A Shot in the Dark

There’s been a running line on John Wick: Chapter 4 that it is the “epic” installment of the John Wick series. A sentiment that we could argue the movie itself encourages by having its first scene transition be a mimicry of one of the most famous cuts in all of cinema, one of several gestures throughout the franchise that signal director Chad Stahelski is not just a genius at orchestrating action setpieces… he’s also a huge film nerd.

If I demur from calling Chapter 4 THE epic of John Wick, it isn’t to claim that movie isn’t a globe-trotting broad canvassed epic on its own terms. That’s just an indisputable fact. But I do think its predecessor Chapter 3 – Parabellum had already introduced the concept of a John Wick epic (albeit one with less globe-trotting than Chapter 4 has) and for a long while it feels like Chapter 4 is specifically taking its cues from Parabellum. In fact, because Chapter 4, as structured by Michael Finch and returning writer Shay Hatten, seems to arrange itself so neatly into a prologue in Morocco, a first act in Osaka, a second act in Berlin, and a final act in Paris (with some layovers in New York City) that one can pinpoint the moment Chapter 4 actually ignites into its own estimable thing.

But we can’t skip quite to that point: we need to start from the same point as our titular assassin (Keanu Reeves), now fully recovered from his sudden betrayal and fall from the New York City Continental Hotel’s graces at the end of Chapter 3 and ready to take his vengeance directly on AN Elder (not THE same Elder from the previous film) who are among the highest-ranked members of this secret society of killers living in plain sight. And the governing High Table saw necessary as a result of Wick’s actions to provide unilateral power to a Pepe le Pew-accented French noble as the newly appointed Marquis (Bill Skarsgard), who in turn exercises his power plays to punish the Continental and its former manager Winston (Ian McShane) before he tries to smoke out any hiding place of John’s. This hunt is most of what drives the movie’s global trajectory and it lends to a splitting of allegiances this time around that feels one of many elements reminiscent of Sergio Leone and his seminal Western masterpiece The Good, the Bad, the Ugly (there is also an indulgence by composers Tyler Bates & Joel J. Richard into Spanish guitar musical cues reminiscent of Morricone’s iconic notes and a climactic moment that mimics the operatic weight of the famous Sad Hill Duel). For you see, there’s not just John on this chase for a way out of the crosshairs, but a former ally now forced to go mercenary, the blind swordsman Caine (Donnie Yen, through his charismatic melancholy and sarcasm giving by a large margin the best performance of a spotless ensemble). And rounding out the trio of pursuers is a nameless tracker (Shabier Anderson) accompanied by a very good dog. I couldn’t tell who is the Good or the Bad or the Ugly (the all blur between the first two and none of them are ugly), but there’s a three-way tension between their conflicts and alliances that’s familiar to the chemistry between Eastwood, Wallach, and Van Cleef before them.
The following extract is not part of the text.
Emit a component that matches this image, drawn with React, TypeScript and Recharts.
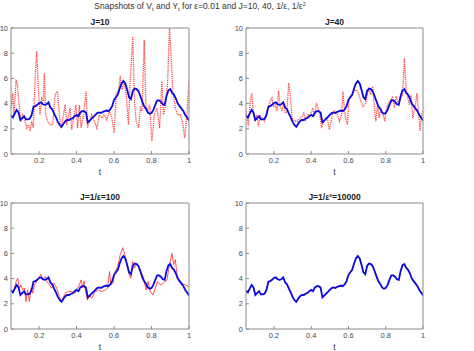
import React from "react";
import { Line, LineChart, XAxis, YAxis } from "recharts";

// t grid of the blue path V_t (shared by all panels)
const T_V = [
  0.05, 0.06, 0.07, 0.08, 0.09, 0.1, 0.11, 0.12, 0.13, 0.14,
  0.15, 0.16, 0.17, 0.18, 0.19, 0.2, 0.21, 0.22, 0.23, 0.24,
  0.25, 0.26, 0.27, 0.28, 0.29, 0.3, 0.31, 0.32, 0.33, 0.34,
  0.35, 0.36, 0.37, 0.38, 0.39, 0.4, 0.41, 0.42, 0.43, 0.44,
  0.45, 0.46, 0.47, 0.48, 0.49, 0.5, 0.51, 0.52, 0.53, 0.54,
  0.55, 0.56, 0.57, 0.58, 0.59, 0.6, 0.61, 0.62, 0.63, 0.64,
  0.65, 0.66, 0.67, 0.68, 0.69, 0.7, 0.71, 0.72, 0.73, 0.74,
  0.75, 0.76, 0.77, 0.78, 0.79, 0.8, 0.81, 0.82, 0.83, 0.84,
  0.85, 0.86, 0.87, 0.88, 0.89, 0.9, 0.91, 0.92, 0.93, 0.94,
  0.95, 0.96, 0.97, 0.98, 0.99, 1.0
];

const V_BLUE = [
  3.05, 2.9, 3.2, 3.5, 3.3, 2.7, 2.85, 3.0, 2.75, 2.75,
  2.8, 3.1, 3.75, 3.8, 3.9, 4.05, 4.1, 3.95, 3.9, 3.95,
  4.1, 3.7, 3.55, 3.2, 2.9, 2.55, 2.3, 2.15, 2.4, 2.6,
  2.7, 2.7, 2.8, 2.85, 3.0, 3.1, 3.0, 3.3, 3.4, 3.4,
  3.3, 2.5, 2.65, 2.8, 2.95, 3.1, 3.25, 3.3, 3.25, 3.35,
  3.4, 3.45, 3.4, 3.55, 3.8, 4.3, 4.5, 4.7, 5.2, 5.6,
  5.8, 5.6, 5.1, 4.5, 4.35, 5.0, 5.2, 5.15, 5.0, 4.6,
  4.2, 3.8, 3.6, 3.3, 3.2, 3.25, 3.5, 3.9, 4.25, 4.25,
  4.15, 3.95, 3.9, 4.6, 5.05, 5.15, 4.85, 4.7, 4.4, 4.0,
  3.8, 3.6, 3.4, 3.1, 2.9, 2.65
];

// Y_t for J = 1/eps^2 = 10000 (same grid as V_t)
const Y_J10000 = [
  3.1, 2.95, 3.25, 3.45, 3.35, 2.8, 2.9, 2.95, 2.8, 2.75,
  2.85, 3.15, 3.7, 3.85, 3.95, 4.1, 4.05, 4.0, 3.85, 4.0,
  4.05, 3.75, 3.5, 3.25, 2.85, 2.6, 2.3, 2.2, 2.45, 2.6,
  2.75, 2.7, 2.85, 2.9, 2.95, 3.15, 3.05, 3.25, 3.4, 3.35,
  3.35, 2.6, 2.7, 2.85, 2.9, 3.15, 3.2, 3.3, 3.3, 3.35,
  3.45, 3.4, 3.45, 3.5, 3.85, 4.25, 4.55, 4.75, 5.15, 5.65,
  5.8, 5.65, 5.05, 4.55, 4.4, 4.95, 5.2, 5.2, 4.95, 4.65,
  4.15, 3.85, 3.55, 3.35, 3.2, 3.3, 3.45, 3.95, 4.2, 4.3,
  4.1, 4.0, 3.85, 4.55, 5.1, 5.15, 4.9, 4.65, 4.45, 4.05,
  3.75, 3.65, 3.35, 3.15, 2.85, 2.7
];

// Y_t for J = 10
const T_J10 = [
  0.05, 0.059, 0.066, 0.077, 0.084, 0.095, 0.102, 0.112, 0.125, 0.134,
  0.143, 0.152, 0.16, 0.169, 0.178, 0.187, 0.196, 0.205, 0.214, 0.223,
  0.228, 0.235, 0.246, 0.258, 0.273, 0.285, 0.298, 0.308, 0.317, 0.33,
  0.339, 0.348, 0.365, 0.374, 0.387, 0.397, 0.405, 0.415, 0.424, 0.437,
  0.451, 0.458, 0.469, 0.481, 0.494, 0.508, 0.522, 0.535, 0.547, 0.561,
  0.576, 0.588, 0.601, 0.611, 0.624, 0.633, 0.642, 0.654, 0.665, 0.677,
  0.686, 0.7, 0.709, 0.718, 0.731, 0.74, 0.749, 0.761, 0.77, 0.779,
  0.79, 0.802, 0.815, 0.829, 0.843, 0.855, 0.864, 0.873, 0.886, 0.896,
  0.905, 0.914, 0.927, 0.939, 0.953, 0.968, 0.977, 0.989, 1.0
];
const Y_J10 = [
  3.65, 4.84, 3.1, 5.9, 5.5, 3.65, 2.6, 3.1, 2.6, 2.06,
  2.33, 1.8, 2.6, 2.06, 5.77, 8.15, 5.24, 3.12, 4.44, 4.2,
  6.43, 3.12, 2.6, 2.33, 2.33, 4.7, 4.97, 3.12, 2.06, 3.12,
  3.9, 2.33, 3.65, 1.93, 3.12, 3.9, 2.06, 3.9, 2.06, 3.12,
  4.97, 2.06, 2.6, 3.12, 2.6, 2.06, 3.12, 2.86, 3.12, 2.72,
  3.4, 2.86, 1.67, 4.84, 4.97, 6.2, 5.1, 5.77, 4.7, 2.33,
  5.77, 9.34, 4.2, 2.6, 2.06, 3.65, 3.4, 9.07, 3.9, 3.4,
  3.9, 1.0, 3.12, 3.65, 2.06, 5.77, 3.12, 3.65, 5.77, 10.0,
  7.6, 4.97, 3.65, 3.12, 3.12, 2.33, 1.27, 3.12, 5.77
];

// Y_t for J = 40
const T_J40 = [
  0.05, 0.063, 0.072, 0.081, 0.09, 0.099, 0.108, 0.117, 0.126, 0.135,
  0.149, 0.162, 0.171, 0.18, 0.189, 0.198, 0.207, 0.216, 0.225, 0.234,
  0.243, 0.252, 0.261, 0.27, 0.279, 0.288, 0.297, 0.311, 0.324, 0.342,
  0.351, 0.36, 0.369, 0.383, 0.396, 0.408, 0.417, 0.428, 0.437, 0.446,
  0.455, 0.468, 0.486, 0.498, 0.513, 0.525, 0.54, 0.552, 0.563, 0.57,
  0.581, 0.594, 0.603, 0.617, 0.63, 0.642, 0.657, 0.666, 0.678, 0.693,
  0.702, 0.711, 0.72, 0.729, 0.738, 0.747, 0.756, 0.765, 0.774, 0.783,
  0.795, 0.804, 0.815, 0.828, 0.837, 0.846, 0.855, 0.867, 0.882, 0.891,
  0.9, 0.909, 0.918, 0.927, 0.936, 0.945, 0.959, 0.968, 0.977, 0.984,
  0.991, 1.0
];
const Y_J40 = [
  3.4, 2.2, 4.2, 4.84, 3.1, 2.6, 3.1, 2.2, 3.1, 2.86,
  2.6, 3.4, 3.78, 4.2, 4.44, 3.78, 3.9, 3.4, 5.0, 3.78,
  3.4, 4.05, 3.25, 3.4, 5.63, 4.7, 2.86, 2.6, 2.6, 2.86,
  2.98, 3.25, 2.72, 3.12, 3.12, 3.65, 2.98, 4.05, 3.65, 3.12,
  2.06, 2.6, 2.86, 1.93, 3.12, 3.4, 3.12, 2.6, 3.12, 4.97,
  3.12, 2.33, 4.44, 4.7, 4.97, 5.1, 4.7, 4.2, 3.78, 4.05,
  4.84, 5.1, 4.7, 5.37, 3.9, 2.6, 3.9, 2.86, 3.65, 3.25,
  2.6, 3.65, 4.05, 4.31, 4.58, 3.65, 4.58, 4.05, 4.44, 4.7,
  7.6, 5.24, 4.44, 3.9, 4.7, 2.86, 3.9, 4.84, 3.12, 1.8,
  3.12, 3.4
];

// Y_t for J = 1/eps = 100
const T_J100 = [
  0.05, 0.059, 0.068, 0.077, 0.086, 0.095, 0.103, 0.112, 0.121, 0.13,
  0.139, 0.148, 0.157, 0.166, 0.175, 0.187, 0.201, 0.21, 0.219, 0.232,
  0.241, 0.255, 0.267, 0.28, 0.294, 0.308, 0.321, 0.339, 0.357, 0.374,
  0.392, 0.405, 0.415, 0.424, 0.433, 0.44, 0.447, 0.458, 0.469, 0.481,
  0.499, 0.517, 0.535, 0.553, 0.565, 0.576, 0.583, 0.594, 0.606, 0.619,
  0.633, 0.647, 0.658, 0.668, 0.681, 0.69, 0.699, 0.709, 0.722, 0.736,
  0.749, 0.761, 0.772, 0.782, 0.793, 0.807, 0.82, 0.832, 0.847, 0.864,
  0.882, 0.896, 0.909, 0.918, 0.927, 0.936, 0.948, 0.962, 0.98, 1.0
];
const Y_J100 = [
  3.1, 2.97, 3.24, 3.77, 4.03, 3.24, 3.5, 3.1, 3.24, 2.18,
  3.1, 2.18, 3.24, 2.84, 3.5, 3.77, 4.16, 4.35, 3.9, 4.16,
  3.77, 3.5, 3.24, 3.63, 3.24, 2.57, 2.23, 2.84, 2.97, 2.97,
  2.84, 3.24, 3.5, 3.9, 3.24, 3.82, 3.1, 2.3, 2.7, 2.44,
  2.97, 3.1, 2.97, 3.1, 3.24, 4.56, 3.5, 3.63, 4.56, 4.96,
  5.9, 6.45, 5.9, 5.1, 4.3, 4.03, 5.36, 4.83, 5.23, 4.7,
  4.03, 3.77, 3.1, 3.77, 2.97, 2.7, 3.24, 3.77, 3.5, 3.63,
  3.9, 5.1, 6.0, 5.1, 5.5, 4.3, 3.77, 3.63, 3.5, 3.37
];

const X_TICKS = [0.2, 0.4, 0.6, 0.8, 1];
const Y_TICKS = [0, 2, 4, 6, 8, 10];

const FONT = "'Liberation Sans', Arial, sans-serif";
const AXIS_GRAY = "#8a8a8a";
const TICK_STYLE = { fontSize: 7.5, fill: "#4a4a4a", fontFamily: FONT };

const toPoints = (ts: number[], vs: number[]) => ts.map((t, i) => ({ t, v: vs[i] }));

const bluePoints = toPoints(T_V, V_BLUE);

type Box = { x: number; y: number; w: number; h: number };

function Panel({
  box,
  title,
  red,
  dotted
}: {
  box: Box;
  title: string;
  red: { t: number; v: number }[];
  dotted: boolean;
}) {
  const ML = 26;
  const MT = 16;
  const MR = 6;
  const MB = 22;
  return (
    <>
      <div style={{ position: "absolute", left: box.x - ML, top: box.y - MT }}>
        <LineChart
          width={ML + box.w + MR}
          height={MT + box.h + MB}
          margin={{ top: MT - 1, right: MR - 1, bottom: 0, left: 0 }}
        >
          <XAxis
            xAxisId="b"
            dataKey="t"
            type="number"
            domain={[0.05, 1]}
            allowDataOverflow
            ticks={X_TICKS}
            interval={0}
            height={MB}
            tickSize={-3}
            tickMargin={7}
            stroke={AXIS_GRAY}
            tick={TICK_STYLE}
            label={{
              value: "t",
              position: "insideBottom",
              offset: 1,
              style: { fontSize: 8.5, fill: "#333", fontFamily: FONT }
            }}
          />
          {/* box top edge with inward ticks */}
          <XAxis
            xAxisId="top"
            orientation="top"
            dataKey="t"
            type="number"
            domain={[0.05, 1]}
            allowDataOverflow
            ticks={X_TICKS}
            interval={0}
            height={1}
            tickSize={-3}
            tick={false}
            stroke={AXIS_GRAY}
          />
          <YAxis
            yAxisId="l"
            type="number"
            domain={[0, 10]}
            allowDataOverflow
            ticks={Y_TICKS}
            interval={0}
            width={ML}
            tickSize={-3}
            tickMargin={6}
            stroke={AXIS_GRAY}
            tick={TICK_STYLE}
          />
          {/* box right edge with inward ticks */}
          <YAxis
            yAxisId="r"
            orientation="right"
            type="number"
            domain={[0, 10]}
            allowDataOverflow
            ticks={Y_TICKS}
            interval={0}
            width={1}
            tickSize={-3}
            tick={false}
            stroke={AXIS_GRAY}
          />
          <Line
            xAxisId="b"
            yAxisId="l"
            data={red}
            dataKey="v"
            type="linear"
            stroke="#ff2a2a"
            strokeWidth={dotted ? 1.3 : 1}
            strokeDasharray={dotted ? "1.2 0.9" : undefined}
            strokeOpacity={dotted ? 0.85 : 0.8}
            dot={false}
            isAnimationActive={false}
          />
          <Line
            xAxisId="b"
            yAxisId="l"
            data={bluePoints}
            dataKey="v"
            type="linear"
            stroke="#0a0ae0"
            strokeWidth={1.8}
            dot={false}
            isAnimationActive={false}
          />
        </LineChart>
      </div>
      <svg
        width={box.w}
        height={14}
        style={{ position: "absolute", left: box.x, top: box.y - 14 }}
      >
        <text
          x={box.w / 2}
          y={11}
          textAnchor="middle"
          fontSize={8.5}
          fontWeight="bold"
          fill="#222"
          fontFamily={FONT}
        >
          {title}
        </text>
      </svg>
    </>
  );
}

export default function App() {
  return (
    <div
      style={{
        position: "absolute",
        left: 0,
        top: 0,
        width: 474,
        height: 351,
        overflow: "hidden",
        background: "#fff",
        fontFamily: FONT
      }}
    >
      <svg width={474} height={16} style={{ position: "absolute", left: 0, top: 0 }}>
        <text x={200} y={8.5} textAnchor="middle" fontSize={8.5} fill="#333" fontFamily={FONT}>
          Snapshots of V<tspan dy={2.5} fontSize={6}>t</tspan>
          <tspan dy={-2.5}> and Y</tspan>
          <tspan dy={2.5} fontSize={6}>t</tspan>
          <tspan dy={-2.5}> for  ε=0.01 and J=10, 40, 1/ε, 1/ε</tspan>
          <tspan dy={-2.5} fontSize={5.5}>2</tspan>
        </text>
      </svg>
      <Panel box={{ x: 11, y: 28, w: 178, h: 126 }} title="J=10" red={toPoints(T_J10, Y_J10)} dotted />
      <Panel box={{ x: 246, y: 28, w: 177, h: 126 }} title="J=40" red={toPoints(T_J40, Y_J40)} dotted />
      <Panel
        box={{ x: 11, y: 203, w: 178, h: 126 }}
        title="J=1/ε=100"
        red={toPoints(T_J100, Y_J100)}
        dotted={false}
      />
      <Panel
        box={{ x: 246, y: 203, w: 177, h: 126 }}
        title="J=1/ε²=10000"
        red={toPoints(T_V, Y_J10000)}
        dotted={false}
      />
    </div>
  );
}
Overlooking the whole of the situation, it’s John still running around the world from everybody trying to kill him, but now with two of the faces hunting him with more pathos and dimension. That said, if I risk accurately describing Chapter 4 as a retread of Chapter 3 (especially its first hour where it reruns another Continental Raid in Osaka skin, complete with a room full of glass panels intended to be smashed through), Chapter 4 is the sort of movie that makes a benefit out revisiting previous elements. It’s essentially a greatest hits of the entire franchise, curtain calling all the things we loved about the previous installments in a way that mixes totally well to the smaller character-based scope and growing escalation that Chapter 4 progresses through in its (not entirely earned) 169 minutes. Heck, a privileged European brat as the antagonist? That’s straight out of Chapter 2. A vague ally/adversary who has a dog trained specifically to go for crotches? One less than the amount in Chapter 3 – Parabellum, but no less familiar or welcome. Another multi-level nightclub fight involving John stalking his way to his fleeing target? The highlight of the very first John Wick (including music cues that are remixes by Le Castle Vania of what they composed for the original nightclub fight). And speaking of the first John Wick film, this is the first of the three sequels to actually feel emotionally in conversation that movie’s core concept of a man trying to kill away his grief, making it almost rich of a character study and tying off the full arc of John as a character after Chapters 2 and 3 just focused on how exhausting these days in his life must be since his wife died and how he has no grasp on processing his grief except killing everyone in front of him. These emotional stakes – beautifully performed by Keanu Reeves in his muted frustration and focus as well as the movie’s moody aesthetic (probably the best thing the Osaka sequence has going for it: reintroducing John against complete night black only cut by red lines and leaves flowing off a tree) – make for another arena in which the movie signals its closing of the journey, reminiscing on what got him to this situation and the possibility of its end.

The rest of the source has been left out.